Industrial demand is still uneven. Q1 2026 organic growth of only 0.4% shows that broad-based acceleration has not arrived yet. Europe was down 2% in Q4 2025, and Food Equipment equipment sales were flat in the same quarter. That pattern suggests some markets are stalled rather than expanding. Weak demand forces Illinois Tool Works Inc. to depend more on price increases, which is harder to sustain if inflation eases or customers resist higher pricing.
The company's cyclical exposure adds another layer of risk. Automotive OEM depends on global vehicle builds, while Construction Products depends on housing and commercial construction. Both can weaken fast if interest rates stay high, financing tightens, or business confidence falls. Illinois Tool Works Inc. has improved in some areas, but the threat is that one cycle downturn can hit several segments at once and reduce volume across the portfolio. That makes earnings less stable than in a more defensive industrial mix.
- Pricing actions can protect margins only if customers accept them.
- FX gains can quickly turn into FX headwinds, changing reported growth without changing operations.
- Flat or negative demand in Europe and other regions can limit organic growth.
- Automotive OEM and Construction Products can weaken together when the economy slows.
- High investor expectations raise the penalty for missing margin or EPS targets.
Market expectations are also a real threat. Illinois Tool Works Inc. rose 16.2%, but it still underperformed the S&P 500 and XLI over the past year. At the same time, management's 2030 targets call for a 30% operating margin and 9% to 10% average annual EPS growth. That creates a high bar. If organic growth stays near flat while reported revenue benefits from FX, investors may question the quality of growth and apply a lower valuation multiple.
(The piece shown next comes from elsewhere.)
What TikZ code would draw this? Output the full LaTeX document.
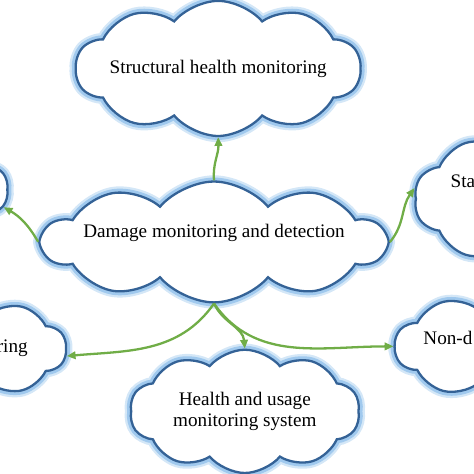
\documentclass[tikz,border=0pt]{standalone}
\usepackage{fontspec}
\setmainfont{Liberation Serif}
\usetikzlibrary{shapes.symbols,positioning,arrows.meta}
\definecolor{bordeazul}{RGB}{52,98,150}
\definecolor{brillo}{RGB}{160,201,238}
\definecolor{verde}{RGB}{112,173,71}
\tikzset{
	nube/.style={cloud, cloud puffs=10, cloud puff arc=100, cloud ignores aspect,
		draw=bordeazul, line width=1.1pt, fill=white,
		preaction={draw=brillo!45, line width=6pt},
		preaction={draw=brillo, line width=3.8pt},
		font=\fontsize{9.2}{10}\selectfont, align=center, inner sep=0pt},
	rotulo/.style={font=\fontsize{9.2}{10}\selectfont, inner sep=0pt},
	flecha/.style={draw=verde, line width=1.1pt, -{Triangle[length=4.2pt,width=3.6pt]}}
}

\begin{document}
\begin{tikzpicture}[node distance=0.5cm]
			\useasboundingbox (0,0) rectangle (8,8);
			\clip (0,0) rectangle (8,8);
			
			\node[nube, minimum width=5.79cm, minimum height=2.04cm, inner xsep=-0.35cm, text depth=0.39cm] (dmd) at (3.612,3.916) {Damage monitoring and detection};
			
			\node[nube, minimum width=4.81cm, minimum height=2.28cm, inner xsep=-0.35cm, above=0.73cm of dmd, xshift=0.07cm] (shm) {Structural health monitoring};
			\node[nube, minimum width=3.88cm, minimum height=2.08cm, below=0.76cm of dmd, xshift=0.52cm] (hums) {Health and usage\\monitoring system};
			
			\node[nube, minimum width=3.5cm, minimum height=1.8cm, left=0.5cm of dmd, yshift=0.88cm] (tl) {};
			\node[nube, minimum width=4.2cm, minimum height=2.33cm, right=0.42cm of dmd, yshift=0.73cm,
				label={[rotulo, anchor=west, xshift=0.6cm, yshift=0.29cm]west:Sta}] (tr) {};
			\node[nube, minimum width=3.6cm, minimum height=1.74cm, left=1.06cm of hums, yshift=1.06cm,
				label={[rotulo, anchor=east, xshift=-0.66cm]east:ring}] (bl) {};
			\node[nube, minimum width=4cm, minimum height=1.86cm, right=0.06cm of dmd, yshift=-1.76cm,
				label={[rotulo, anchor=west, xshift=0.5cm, yshift=0.14cm]west:Non-d}] (br) {};
			
			% conectores
			\draw[flecha] (dmd.north) to[out=95,in=-88] (shm.south);
			\draw[flecha] (dmd.west) to[out=120,in=-30] (tl.-10);
			\draw[flecha] (dmd.east) to[out=50,in=-125] (tr.175);
			\draw[flecha] (dmd.south) to[out=-125,in=5] (bl.-4);
			\draw[flecha] (dmd.south) to[out=-65,in=95] (hums.north);
			\draw[flecha] (dmd.south) to[out=-55,in=180] (br.west);
		\end{tikzpicture}
\end{document}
Tax and regulatory complexity can also slow earnings growth. The Q4 2025 effective tax rate was 22.8%, and the 2026 outlook is 23% to 24%, which reduces the share of profit that reaches shareholders. Q3 2025 also included a foreign tax audit settlement, showing that cross-border tax issues can still create surprises. Government contract awards of $7.26 million over the prior 12 months are too small to offset broader commercial weakness against annual revenue of $16.1 billion. That means Illinois Tool Works Inc. remains mainly exposed to private-sector industrial cycles, not government demand.